## begin
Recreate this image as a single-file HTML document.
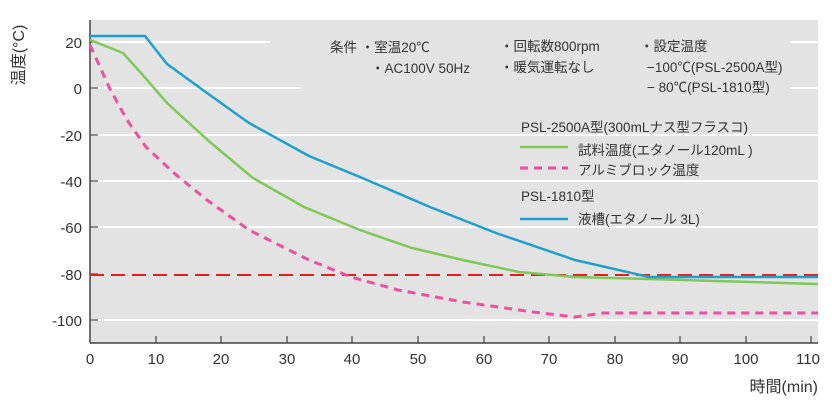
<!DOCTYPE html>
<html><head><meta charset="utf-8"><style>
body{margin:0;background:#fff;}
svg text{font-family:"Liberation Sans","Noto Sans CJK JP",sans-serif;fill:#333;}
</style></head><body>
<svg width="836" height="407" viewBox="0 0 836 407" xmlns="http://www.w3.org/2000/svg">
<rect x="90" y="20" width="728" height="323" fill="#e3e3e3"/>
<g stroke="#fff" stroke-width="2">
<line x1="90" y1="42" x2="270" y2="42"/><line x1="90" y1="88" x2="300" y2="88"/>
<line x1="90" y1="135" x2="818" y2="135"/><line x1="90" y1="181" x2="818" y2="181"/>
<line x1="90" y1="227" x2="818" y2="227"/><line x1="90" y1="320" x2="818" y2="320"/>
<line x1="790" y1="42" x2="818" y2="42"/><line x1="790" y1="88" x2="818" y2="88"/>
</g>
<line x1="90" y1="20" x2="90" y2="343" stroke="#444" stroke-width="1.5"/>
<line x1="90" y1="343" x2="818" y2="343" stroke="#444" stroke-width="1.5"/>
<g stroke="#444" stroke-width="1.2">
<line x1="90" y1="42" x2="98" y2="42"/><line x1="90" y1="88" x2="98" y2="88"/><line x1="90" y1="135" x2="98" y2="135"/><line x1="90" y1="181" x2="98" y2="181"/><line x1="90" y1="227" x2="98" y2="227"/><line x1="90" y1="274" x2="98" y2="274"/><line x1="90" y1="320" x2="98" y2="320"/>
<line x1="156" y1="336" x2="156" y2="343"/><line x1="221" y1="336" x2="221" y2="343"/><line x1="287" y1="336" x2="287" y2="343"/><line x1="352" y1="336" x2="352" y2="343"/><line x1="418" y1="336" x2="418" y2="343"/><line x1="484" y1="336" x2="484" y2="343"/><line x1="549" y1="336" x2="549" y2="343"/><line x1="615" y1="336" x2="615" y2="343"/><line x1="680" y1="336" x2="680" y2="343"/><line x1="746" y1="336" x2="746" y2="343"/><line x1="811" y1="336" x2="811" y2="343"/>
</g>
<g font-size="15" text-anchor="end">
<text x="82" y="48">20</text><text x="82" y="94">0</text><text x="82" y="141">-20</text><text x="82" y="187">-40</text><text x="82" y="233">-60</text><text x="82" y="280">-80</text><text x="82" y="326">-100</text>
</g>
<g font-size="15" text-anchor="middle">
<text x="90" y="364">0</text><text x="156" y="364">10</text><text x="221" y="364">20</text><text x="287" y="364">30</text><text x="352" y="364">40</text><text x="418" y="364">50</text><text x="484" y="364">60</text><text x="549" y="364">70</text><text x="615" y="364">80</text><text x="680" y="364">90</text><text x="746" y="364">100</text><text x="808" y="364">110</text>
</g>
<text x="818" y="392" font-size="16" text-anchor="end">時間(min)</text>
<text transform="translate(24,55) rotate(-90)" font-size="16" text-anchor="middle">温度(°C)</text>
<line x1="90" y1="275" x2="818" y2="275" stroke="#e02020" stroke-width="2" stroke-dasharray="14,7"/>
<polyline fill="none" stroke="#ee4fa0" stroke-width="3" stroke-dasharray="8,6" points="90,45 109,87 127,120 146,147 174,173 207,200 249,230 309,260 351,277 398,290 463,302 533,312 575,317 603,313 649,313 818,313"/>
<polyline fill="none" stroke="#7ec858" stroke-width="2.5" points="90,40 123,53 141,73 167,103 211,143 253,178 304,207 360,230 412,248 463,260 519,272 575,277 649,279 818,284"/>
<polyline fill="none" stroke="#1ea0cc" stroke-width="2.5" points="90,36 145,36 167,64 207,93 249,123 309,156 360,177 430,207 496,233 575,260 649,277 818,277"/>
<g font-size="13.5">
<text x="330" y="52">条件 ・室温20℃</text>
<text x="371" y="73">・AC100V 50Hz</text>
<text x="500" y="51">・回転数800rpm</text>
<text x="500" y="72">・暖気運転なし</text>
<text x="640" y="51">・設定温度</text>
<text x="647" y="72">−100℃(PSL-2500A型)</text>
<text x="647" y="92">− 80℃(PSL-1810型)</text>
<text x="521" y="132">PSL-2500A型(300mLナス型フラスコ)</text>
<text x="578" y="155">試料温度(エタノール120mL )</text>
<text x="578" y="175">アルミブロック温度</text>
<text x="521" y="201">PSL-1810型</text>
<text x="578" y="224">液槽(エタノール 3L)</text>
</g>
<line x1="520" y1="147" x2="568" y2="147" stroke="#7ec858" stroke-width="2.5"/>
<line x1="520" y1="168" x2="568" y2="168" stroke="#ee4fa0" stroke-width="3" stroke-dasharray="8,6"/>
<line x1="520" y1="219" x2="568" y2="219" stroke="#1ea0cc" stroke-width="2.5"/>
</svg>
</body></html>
## end
Work instructions: Give back the whole listing as it stands, minus its pictures.

Solution to the exercise:
Recreate this image as a single-file HTML document.
<!DOCTYPE html>
<html><head><meta charset="utf-8"><style>
body{margin:0;background:#fff;}
svg text{font-family:"Liberation Sans","Noto Sans CJK JP",sans-serif;fill:#333;}
</style></head><body>
<svg width="836" height="407" viewBox="0 0 836 407" xmlns="http://www.w3.org/2000/svg">
<rect x="90" y="20" width="728" height="323" fill="#e3e3e3"/>
<g stroke="#fff" stroke-width="2">
<line x1="90" y1="42" x2="270" y2="42"/><line x1="90" y1="88" x2="300" y2="88"/>
<line x1="90" y1="135" x2="818" y2="135"/><line x1="90" y1="181" x2="818" y2="181"/>
<line x1="90" y1="227" x2="818" y2="227"/><line x1="90" y1="320" x2="818" y2="320"/>
<line x1="790" y1="42" x2="818" y2="42"/><line x1="790" y1="88" x2="818" y2="88"/>
</g>
<line x1="90" y1="20" x2="90" y2="343" stroke="#444" stroke-width="1.5"/>
<line x1="90" y1="343" x2="818" y2="343" stroke="#444" stroke-width="1.5"/>
<g stroke="#444" stroke-width="1.2">
<line x1="90" y1="42" x2="98" y2="42"/><line x1="90" y1="88" x2="98" y2="88"/><line x1="90" y1="135" x2="98" y2="135"/><line x1="90" y1="181" x2="98" y2="181"/><line x1="90" y1="227" x2="98" y2="227"/><line x1="90" y1="274" x2="98" y2="274"/><line x1="90" y1="320" x2="98" y2="320"/>
<line x1="156" y1="336" x2="156" y2="343"/><line x1="221" y1="336" x2="221" y2="343"/><line x1="287" y1="336" x2="287" y2="343"/><line x1="352" y1="336" x2="352" y2="343"/><line x1="418" y1="336" x2="418" y2="343"/><line x1="484" y1="336" x2="484" y2="343"/><line x1="549" y1="336" x2="549" y2="343"/><line x1="615" y1="336" x2="615" y2="343"/><line x1="680" y1="336" x2="680" y2="343"/><line x1="746" y1="336" x2="746" y2="343"/><line x1="811" y1="336" x2="811" y2="343"/>
</g>
<g font-size="15" text-anchor="end">
<text x="82" y="48">20</text><text x="82" y="94">0</text><text x="82" y="141">-20</text><text x="82" y="187">-40</text><text x="82" y="233">-60</text><text x="82" y="280">-80</text><text x="82" y="326">-100</text>
</g>
<g font-size="15" text-anchor="middle">
<text x="90" y="364">0</text><text x="156" y="364">10</text><text x="221" y="364">20</text><text x="287" y="364">30</text><text x="352" y="364">40</text><text x="418" y="364">50</text><text x="484" y="364">60</text><text x="549" y="364">70</text><text x="615" y="364">80</text><text x="680" y="364">90</text><text x="746" y="364">100</text><text x="808" y="364">110</text>
</g>
<text x="818" y="392" font-size="16" text-anchor="end">時間(min)</text>
<text transform="translate(24,55) rotate(-90)" font-size="16" text-anchor="middle">温度(°C)</text>
<line x1="90" y1="275" x2="818" y2="275" stroke="#e02020" stroke-width="2" stroke-dasharray="14,7"/>
<polyline fill="none" stroke="#ee4fa0" stroke-width="3" stroke-dasharray="8,6" points="90,45 109,87 127,120 146,147 174,173 207,200 249,230 309,260 351,277 398,290 463,302 533,312 575,317 603,313 649,313 818,313"/>
<polyline fill="none" stroke="#7ec858" stroke-width="2.5" points="90,40 123,53 141,73 167,103 211,143 253,178 304,207 360,230 412,248 463,260 519,272 575,277 649,279 818,284"/>
<polyline fill="none" stroke="#1ea0cc" stroke-width="2.5" points="90,36 145,36 167,64 207,93 249,123 309,156 360,177 430,207 496,233 575,260 649,277 818,277"/>
<g font-size="13.5">
<text x="330" y="52">条件 ・室温20℃</text>
<text x="371" y="73">・AC100V 50Hz</text>
<text x="500" y="51">・回転数800rpm</text>
<text x="500" y="72">・暖気運転なし</text>
<text x="640" y="51">・設定温度</text>
<text x="647" y="72">−100℃(PSL-2500A型)</text>
<text x="647" y="92">− 80℃(PSL-1810型)</text>
<text x="521" y="132">PSL-2500A型(300mLナス型フラスコ)</text>
<text x="578" y="155">試料温度(エタノール120mL )</text>
<text x="578" y="175">アルミブロック温度</text>
<text x="521" y="201">PSL-1810型</text>
<text x="578" y="224">液槽(エタノール 3L)</text>
</g>
<line x1="520" y1="147" x2="568" y2="147" stroke="#7ec858" stroke-width="2.5"/>
<line x1="520" y1="168" x2="568" y2="168" stroke="#ee4fa0" stroke-width="3" stroke-dasharray="8,6"/>
<line x1="520" y1="219" x2="568" y2="219" stroke="#1ea0cc" stroke-width="2.5"/>
</svg>
</body></html>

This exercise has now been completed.